-- THE REQUEST --
From the entries below, copy exactly the lines from the one that contains "Clone this chart in matplotlib." through the one that contains "yticks = [0.0, 0.1, 0.2, 0.3, 0.4, 0.5, 0.6]", both included, and only those.

-- GIVEN DATA --
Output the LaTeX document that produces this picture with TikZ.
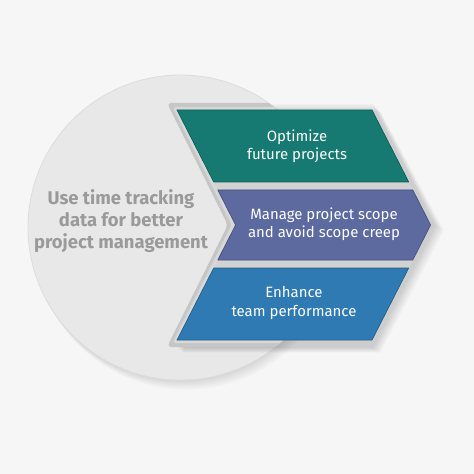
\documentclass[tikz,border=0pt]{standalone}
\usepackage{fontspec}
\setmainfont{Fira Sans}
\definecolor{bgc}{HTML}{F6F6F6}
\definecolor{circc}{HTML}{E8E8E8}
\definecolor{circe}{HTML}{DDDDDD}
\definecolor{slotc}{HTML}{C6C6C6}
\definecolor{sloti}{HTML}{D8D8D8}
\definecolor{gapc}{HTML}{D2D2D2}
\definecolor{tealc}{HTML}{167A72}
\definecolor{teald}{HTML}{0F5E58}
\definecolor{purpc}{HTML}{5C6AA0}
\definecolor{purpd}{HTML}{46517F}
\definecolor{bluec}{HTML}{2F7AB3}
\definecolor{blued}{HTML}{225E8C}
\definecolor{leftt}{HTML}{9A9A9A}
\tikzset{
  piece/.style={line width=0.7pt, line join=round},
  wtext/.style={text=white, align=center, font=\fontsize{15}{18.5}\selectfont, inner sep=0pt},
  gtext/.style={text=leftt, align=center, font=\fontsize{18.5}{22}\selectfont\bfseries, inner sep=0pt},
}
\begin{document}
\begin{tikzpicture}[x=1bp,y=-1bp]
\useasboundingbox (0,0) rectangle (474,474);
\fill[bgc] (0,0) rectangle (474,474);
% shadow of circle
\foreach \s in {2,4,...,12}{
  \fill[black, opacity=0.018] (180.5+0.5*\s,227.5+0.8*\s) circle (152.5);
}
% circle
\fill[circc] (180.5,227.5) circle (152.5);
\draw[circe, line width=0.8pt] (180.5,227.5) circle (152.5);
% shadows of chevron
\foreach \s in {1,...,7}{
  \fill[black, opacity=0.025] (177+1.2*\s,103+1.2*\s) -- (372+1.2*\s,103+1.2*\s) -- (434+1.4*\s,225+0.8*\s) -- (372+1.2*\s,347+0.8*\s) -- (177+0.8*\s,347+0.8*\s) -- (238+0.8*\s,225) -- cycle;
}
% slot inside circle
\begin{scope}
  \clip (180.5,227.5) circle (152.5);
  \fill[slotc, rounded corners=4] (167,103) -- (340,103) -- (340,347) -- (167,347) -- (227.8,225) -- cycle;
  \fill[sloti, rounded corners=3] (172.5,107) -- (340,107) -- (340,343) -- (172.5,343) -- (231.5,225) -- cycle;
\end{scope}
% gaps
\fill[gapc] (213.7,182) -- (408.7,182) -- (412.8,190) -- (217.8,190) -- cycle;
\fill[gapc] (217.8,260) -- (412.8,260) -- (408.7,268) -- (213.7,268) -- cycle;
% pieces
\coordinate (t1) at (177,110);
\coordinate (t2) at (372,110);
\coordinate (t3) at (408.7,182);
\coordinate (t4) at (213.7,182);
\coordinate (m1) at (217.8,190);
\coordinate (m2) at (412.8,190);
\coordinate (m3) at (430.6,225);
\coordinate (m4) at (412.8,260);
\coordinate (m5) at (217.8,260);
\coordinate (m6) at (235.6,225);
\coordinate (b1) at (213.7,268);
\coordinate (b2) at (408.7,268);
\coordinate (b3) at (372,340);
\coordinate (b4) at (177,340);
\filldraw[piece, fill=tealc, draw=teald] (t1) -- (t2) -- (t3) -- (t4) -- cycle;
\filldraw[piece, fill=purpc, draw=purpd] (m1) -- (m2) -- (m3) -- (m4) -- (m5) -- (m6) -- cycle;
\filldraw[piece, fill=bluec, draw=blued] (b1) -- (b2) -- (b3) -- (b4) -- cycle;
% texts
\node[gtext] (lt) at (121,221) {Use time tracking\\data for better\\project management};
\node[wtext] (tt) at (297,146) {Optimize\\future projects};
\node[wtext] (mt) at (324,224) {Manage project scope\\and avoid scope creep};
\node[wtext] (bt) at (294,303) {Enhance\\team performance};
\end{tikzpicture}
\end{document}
---
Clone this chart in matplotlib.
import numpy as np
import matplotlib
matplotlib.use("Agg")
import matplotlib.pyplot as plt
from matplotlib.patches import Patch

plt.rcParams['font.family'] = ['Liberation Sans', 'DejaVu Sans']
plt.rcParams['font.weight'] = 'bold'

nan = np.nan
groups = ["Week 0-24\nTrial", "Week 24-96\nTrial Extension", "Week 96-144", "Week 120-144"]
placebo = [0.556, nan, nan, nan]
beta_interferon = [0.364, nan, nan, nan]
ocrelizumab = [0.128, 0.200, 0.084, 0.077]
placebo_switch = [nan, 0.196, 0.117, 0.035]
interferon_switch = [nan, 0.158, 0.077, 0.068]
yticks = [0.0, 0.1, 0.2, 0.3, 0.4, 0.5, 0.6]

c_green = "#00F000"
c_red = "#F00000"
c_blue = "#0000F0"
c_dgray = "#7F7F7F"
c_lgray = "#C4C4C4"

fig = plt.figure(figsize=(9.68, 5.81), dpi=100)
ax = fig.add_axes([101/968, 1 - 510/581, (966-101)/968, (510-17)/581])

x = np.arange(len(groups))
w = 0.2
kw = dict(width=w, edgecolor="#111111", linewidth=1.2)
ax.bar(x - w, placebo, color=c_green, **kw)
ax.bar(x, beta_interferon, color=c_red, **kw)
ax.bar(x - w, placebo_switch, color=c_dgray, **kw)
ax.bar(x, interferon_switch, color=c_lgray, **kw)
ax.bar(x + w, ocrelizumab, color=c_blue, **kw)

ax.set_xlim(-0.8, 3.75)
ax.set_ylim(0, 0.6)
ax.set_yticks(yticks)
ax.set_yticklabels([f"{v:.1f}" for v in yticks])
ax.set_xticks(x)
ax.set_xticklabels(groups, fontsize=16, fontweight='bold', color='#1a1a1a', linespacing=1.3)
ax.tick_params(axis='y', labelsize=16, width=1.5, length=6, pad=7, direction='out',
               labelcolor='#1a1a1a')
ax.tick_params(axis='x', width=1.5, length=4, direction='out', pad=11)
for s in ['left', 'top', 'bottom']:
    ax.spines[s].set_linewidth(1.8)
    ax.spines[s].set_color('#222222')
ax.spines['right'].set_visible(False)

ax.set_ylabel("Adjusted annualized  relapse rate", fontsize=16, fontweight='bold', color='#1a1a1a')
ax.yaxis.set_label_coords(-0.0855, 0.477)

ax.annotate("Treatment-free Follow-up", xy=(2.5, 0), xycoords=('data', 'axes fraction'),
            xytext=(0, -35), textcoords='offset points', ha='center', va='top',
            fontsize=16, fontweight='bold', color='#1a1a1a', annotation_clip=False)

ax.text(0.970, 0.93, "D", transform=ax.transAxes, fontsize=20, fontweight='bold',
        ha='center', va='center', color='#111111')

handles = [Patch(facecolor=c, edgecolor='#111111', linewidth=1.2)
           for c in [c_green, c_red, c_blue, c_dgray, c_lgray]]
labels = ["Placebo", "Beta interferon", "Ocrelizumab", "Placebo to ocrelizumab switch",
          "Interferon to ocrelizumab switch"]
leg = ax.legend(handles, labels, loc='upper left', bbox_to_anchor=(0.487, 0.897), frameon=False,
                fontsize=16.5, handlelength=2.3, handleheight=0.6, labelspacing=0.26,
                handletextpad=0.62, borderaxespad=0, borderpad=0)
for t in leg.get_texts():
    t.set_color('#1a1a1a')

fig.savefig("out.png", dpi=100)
==
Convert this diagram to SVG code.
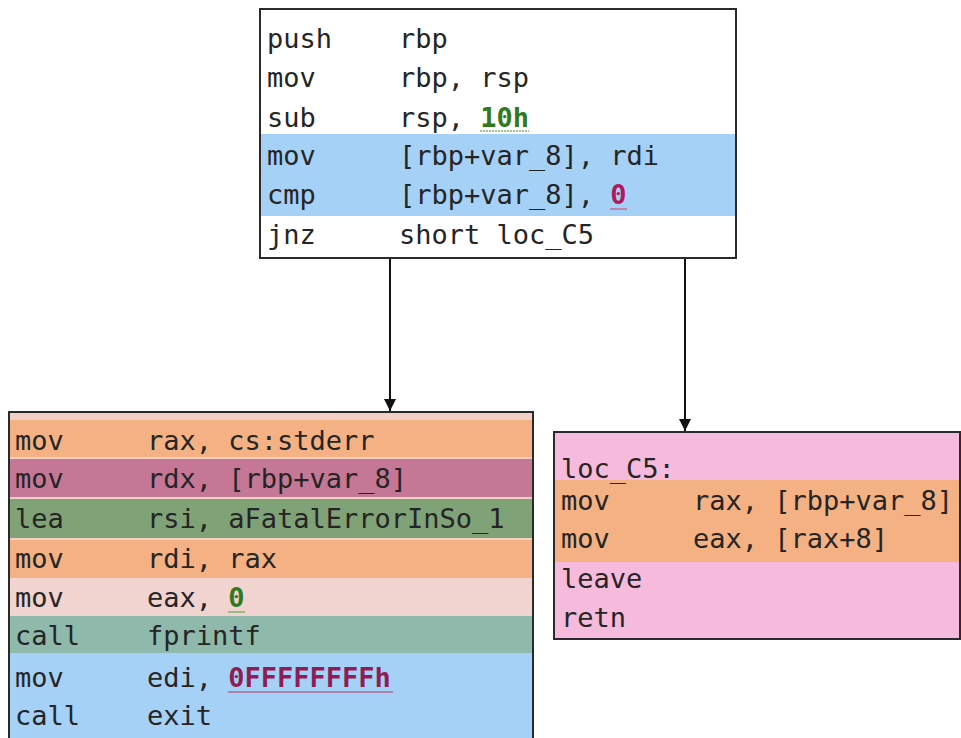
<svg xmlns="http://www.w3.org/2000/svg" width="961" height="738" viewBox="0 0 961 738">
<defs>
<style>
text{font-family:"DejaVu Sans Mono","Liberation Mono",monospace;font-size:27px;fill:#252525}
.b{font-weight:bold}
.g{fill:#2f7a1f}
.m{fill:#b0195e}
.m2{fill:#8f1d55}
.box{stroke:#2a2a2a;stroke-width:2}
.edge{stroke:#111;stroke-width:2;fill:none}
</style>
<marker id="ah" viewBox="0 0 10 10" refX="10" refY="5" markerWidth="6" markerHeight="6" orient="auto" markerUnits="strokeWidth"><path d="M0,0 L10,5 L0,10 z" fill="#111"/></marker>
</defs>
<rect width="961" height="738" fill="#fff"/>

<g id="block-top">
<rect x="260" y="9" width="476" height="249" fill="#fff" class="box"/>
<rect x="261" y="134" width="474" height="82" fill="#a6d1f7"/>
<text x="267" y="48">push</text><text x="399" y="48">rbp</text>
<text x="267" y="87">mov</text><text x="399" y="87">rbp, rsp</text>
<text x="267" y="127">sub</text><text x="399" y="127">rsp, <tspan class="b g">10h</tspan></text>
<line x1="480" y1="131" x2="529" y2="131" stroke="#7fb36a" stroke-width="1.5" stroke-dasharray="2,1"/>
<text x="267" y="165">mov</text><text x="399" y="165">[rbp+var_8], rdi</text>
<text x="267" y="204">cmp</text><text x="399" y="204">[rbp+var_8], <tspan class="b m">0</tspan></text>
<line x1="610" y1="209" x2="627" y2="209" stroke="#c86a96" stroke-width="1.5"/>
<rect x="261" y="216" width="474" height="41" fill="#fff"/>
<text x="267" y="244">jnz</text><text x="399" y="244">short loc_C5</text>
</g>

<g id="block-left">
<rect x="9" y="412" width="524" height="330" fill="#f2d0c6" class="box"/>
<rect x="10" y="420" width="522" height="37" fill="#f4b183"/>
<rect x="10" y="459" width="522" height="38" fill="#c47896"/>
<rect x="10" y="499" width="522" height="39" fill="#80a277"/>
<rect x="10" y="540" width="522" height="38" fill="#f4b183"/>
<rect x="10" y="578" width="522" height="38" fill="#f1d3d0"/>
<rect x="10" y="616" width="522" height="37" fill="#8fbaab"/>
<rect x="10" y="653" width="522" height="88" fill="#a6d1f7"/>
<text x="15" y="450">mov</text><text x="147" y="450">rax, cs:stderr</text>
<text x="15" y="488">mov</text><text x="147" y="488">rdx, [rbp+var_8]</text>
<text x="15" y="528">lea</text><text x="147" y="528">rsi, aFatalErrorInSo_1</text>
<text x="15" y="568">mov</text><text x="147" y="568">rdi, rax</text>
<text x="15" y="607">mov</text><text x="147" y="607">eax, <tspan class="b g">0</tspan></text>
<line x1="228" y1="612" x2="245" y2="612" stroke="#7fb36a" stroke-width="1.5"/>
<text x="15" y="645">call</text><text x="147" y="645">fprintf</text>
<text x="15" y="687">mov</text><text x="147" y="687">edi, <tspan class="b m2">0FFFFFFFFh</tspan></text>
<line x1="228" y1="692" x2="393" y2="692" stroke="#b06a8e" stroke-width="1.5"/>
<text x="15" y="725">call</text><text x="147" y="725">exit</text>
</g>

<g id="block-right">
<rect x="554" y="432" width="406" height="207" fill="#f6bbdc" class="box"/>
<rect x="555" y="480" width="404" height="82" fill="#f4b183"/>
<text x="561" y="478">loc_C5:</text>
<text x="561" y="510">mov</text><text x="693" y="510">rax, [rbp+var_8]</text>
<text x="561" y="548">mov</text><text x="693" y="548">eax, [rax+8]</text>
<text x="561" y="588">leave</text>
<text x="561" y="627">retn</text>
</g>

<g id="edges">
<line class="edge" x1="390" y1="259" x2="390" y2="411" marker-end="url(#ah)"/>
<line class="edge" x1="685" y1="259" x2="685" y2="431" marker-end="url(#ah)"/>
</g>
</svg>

-- RESPONSE TO THE EXERCISE --
Clone this chart in matplotlib.
import numpy as np
import matplotlib
matplotlib.use("Agg")
import matplotlib.pyplot as plt
from matplotlib.patches import Patch

plt.rcParams['font.family'] = ['Liberation Sans', 'DejaVu Sans']
plt.rcParams['font.weight'] = 'bold'

nan = np.nan
groups = ["Week 0-24\nTrial", "Week 24-96\nTrial Extension", "Week 96-144", "Week 120-144"]
placebo = [0.556, nan, nan, nan]
beta_interferon = [0.364, nan, nan, nan]
ocrelizumab = [0.128, 0.200, 0.084, 0.077]
placebo_switch = [nan, 0.196, 0.117, 0.035]
interferon_switch = [nan, 0.158, 0.077, 0.068]
yticks = [0.0, 0.1, 0.2, 0.3, 0.4, 0.5, 0.6]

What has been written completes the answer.